Al principio me gustaba pensar que Sofie y yo parecíamos hermanas. Pero el otro día íbamos en taxi por Roma y el taxista nos preguntó si Sofie era hija mía. Vamos a ver, hombre, si sólo tiene unos siete años menos que yo. El cerebro se me puso en fase de centrifugado mientras analizaba lo que había dicho el tío. (Pensaba cosas como ésta:
Puede que este taxista romano de pura cepa no hable italiano bien del todo y que quiera preguntar si somos hermanas
.) Pero no. Había dicho hija y quería decir hija.

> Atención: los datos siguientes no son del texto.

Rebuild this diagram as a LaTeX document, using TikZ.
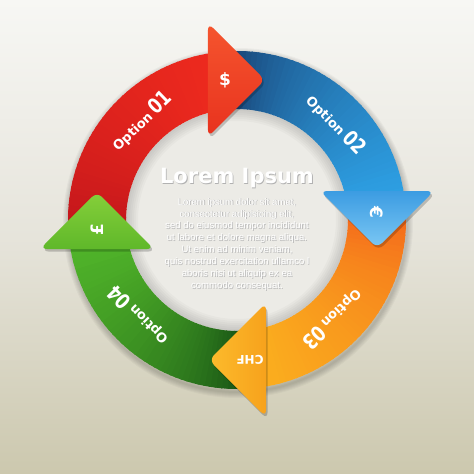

Por Dios, ¿y qué digo yo ahora? Me han pasado muchas cosas en los últimos años. El divorcio éste me habrá dejado hecha un desastre y con pinta de vieja. Pero como dice ese viejo tema
country
con acento texano: «Me han jodido y demandado y tatuado, pero aquí me tienes, dispuesta a todo...».

También me he hecho amiga de una pareja muy
cool
—Maria y Giulio—, que he conocido a través de mi amiga Anne, una pintora americana que pasó unos años en Roma. Maria ha nacido en Estados Unidos; Giulio, en el sur de Italia. Él es director de cine y ella trabaja en una organización agrícola internacional. Él casi no habla inglés, pero ella habla italiano perfectamente (y francés y chino igual de bien, por lo que mi mal italiano no me acompleja). Giulio quiere aprender inglés y me pregunta si estoy dispuesta a darle conversación en un «Intercambio Tándem». En caso de que alguien se pregunte por qué no habla inglés con su mujer estadounidense, pues resulta que, como están casados, se pelean mucho cuando uno de ellos intenta enseñar algo al otro. Así que Giulio y yo comemos juntos dos veces por semana para practicar italiano e inglés; una buena manera de aprovechar el tiempo para dos personas que no tienen la costumbre de sacarse de quicio uno al otro.